## Begin

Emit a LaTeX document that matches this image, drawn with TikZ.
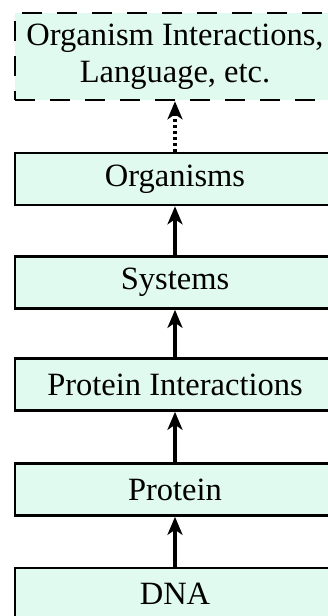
\documentclass[tikz,border=0pt]{standalone}
\usepackage{fontspec}
\setmainfont{Liberation Serif}
\usetikzlibrary{arrows.meta}
\definecolor{mint}{RGB}{225,250,240}
\tikzset{
  stagebox/.style={draw=black, line width=2.6pt, fill=mint, minimum width=320pt, minimum height=52pt, inner sep=0pt, align=center, font=\fontsize{32.5}{37}\selectfont},
  topbox/.style={stagebox, minimum height=87pt, dash pattern=on 20pt off 15pt},
  uparrow/.style={line width=3.6pt, -{Stealth[length=18pt,width=15pt,inset=5pt]}},
}
\begin{document}
\begin{tikzpicture}[x=1pt,y=-1pt]
			%%%%% START %%%%%
			\useasboundingbox (0,0) rectangle (328,616);
			
			\node[topbox] (interact) at (175,56.5) {Organism Interactions,\\Language, etc.};
			\node[stagebox] (organisms) at (175,179) {Organisms};
			\node[stagebox] (systems) at (175,282.5) {Systems};
			\node[stagebox] (protint) at (175,384.5) {Protein Interactions};
			\node[stagebox] (protein) at (175,489.5) {Protein};
			\node[stagebox] (dna) at (175,594) {DNA};
			
			\draw[uparrow] (dna) -- (protein);
			\draw[uparrow] (protein) -- (protint);
			\draw[uparrow] (protint) -- (systems);
			\draw[uparrow] (systems) -- (organisms);
			\draw[uparrow, dash pattern=on 3pt off 3pt] (organisms) -- (interact);
			
			%%%%% END %%%%%
\end{tikzpicture}
\end{document}
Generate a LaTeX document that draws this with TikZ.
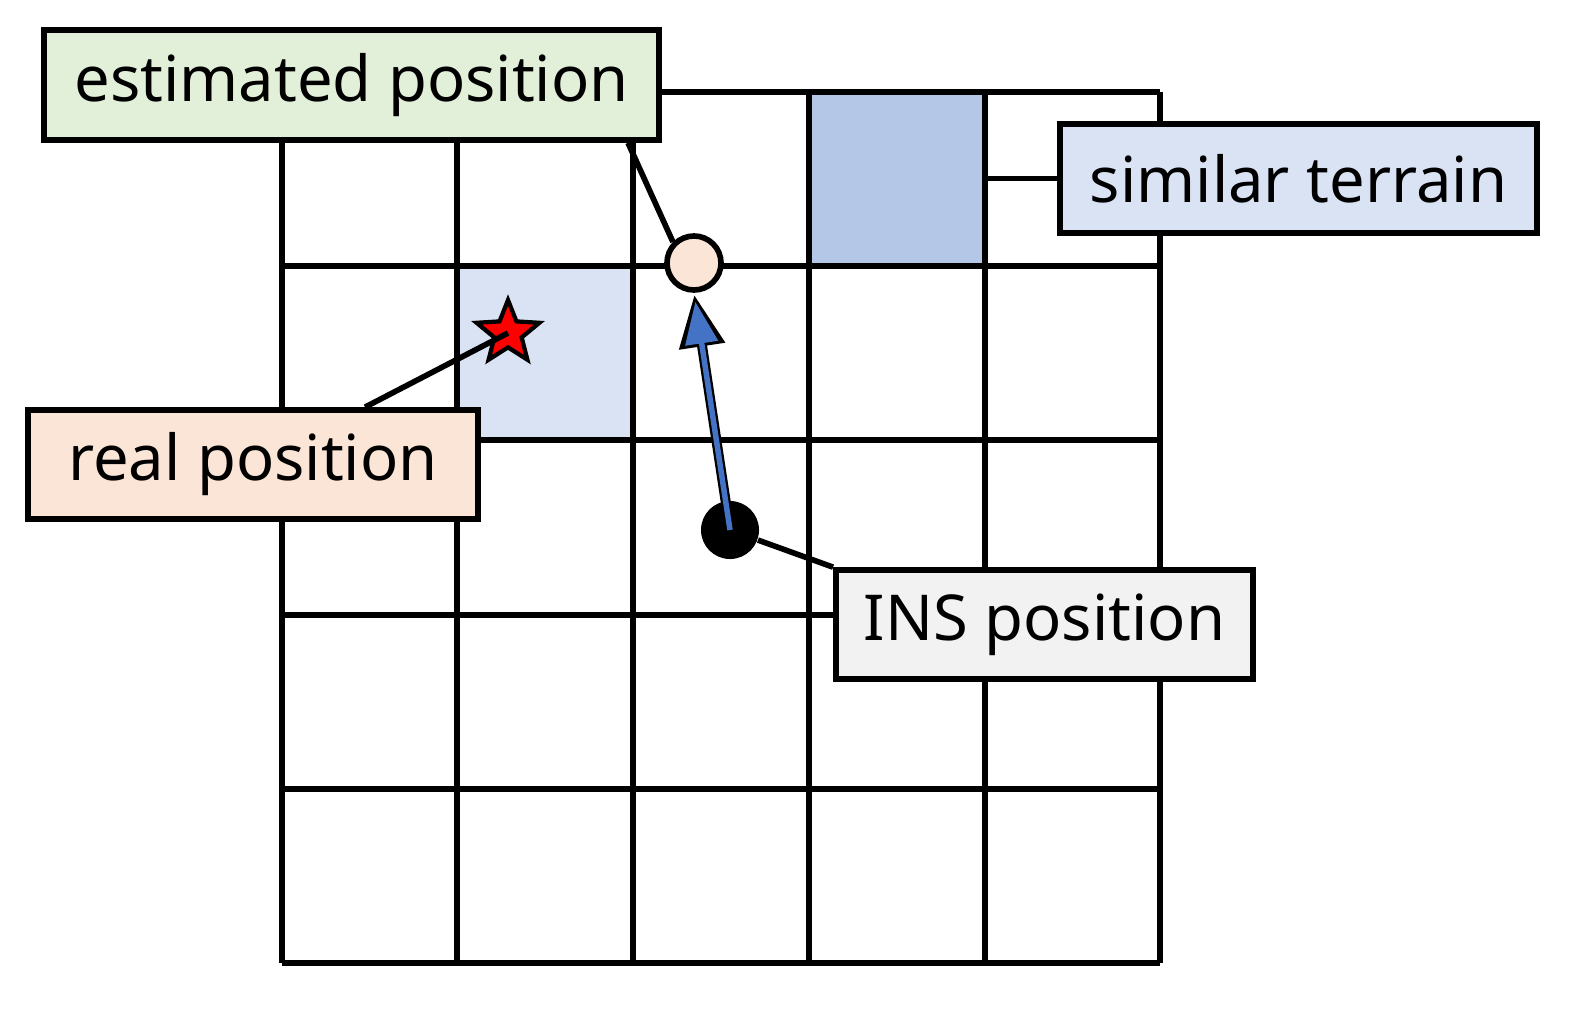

## End

OBJECTIVE:
Using the listing above, list every line in which the string "LaTeX" occurs.

RESPONSE TO THIS TASK:
Emit a LaTeX document that matches this image, drawn with TikZ.
Generate a LaTeX document that draws this with TikZ.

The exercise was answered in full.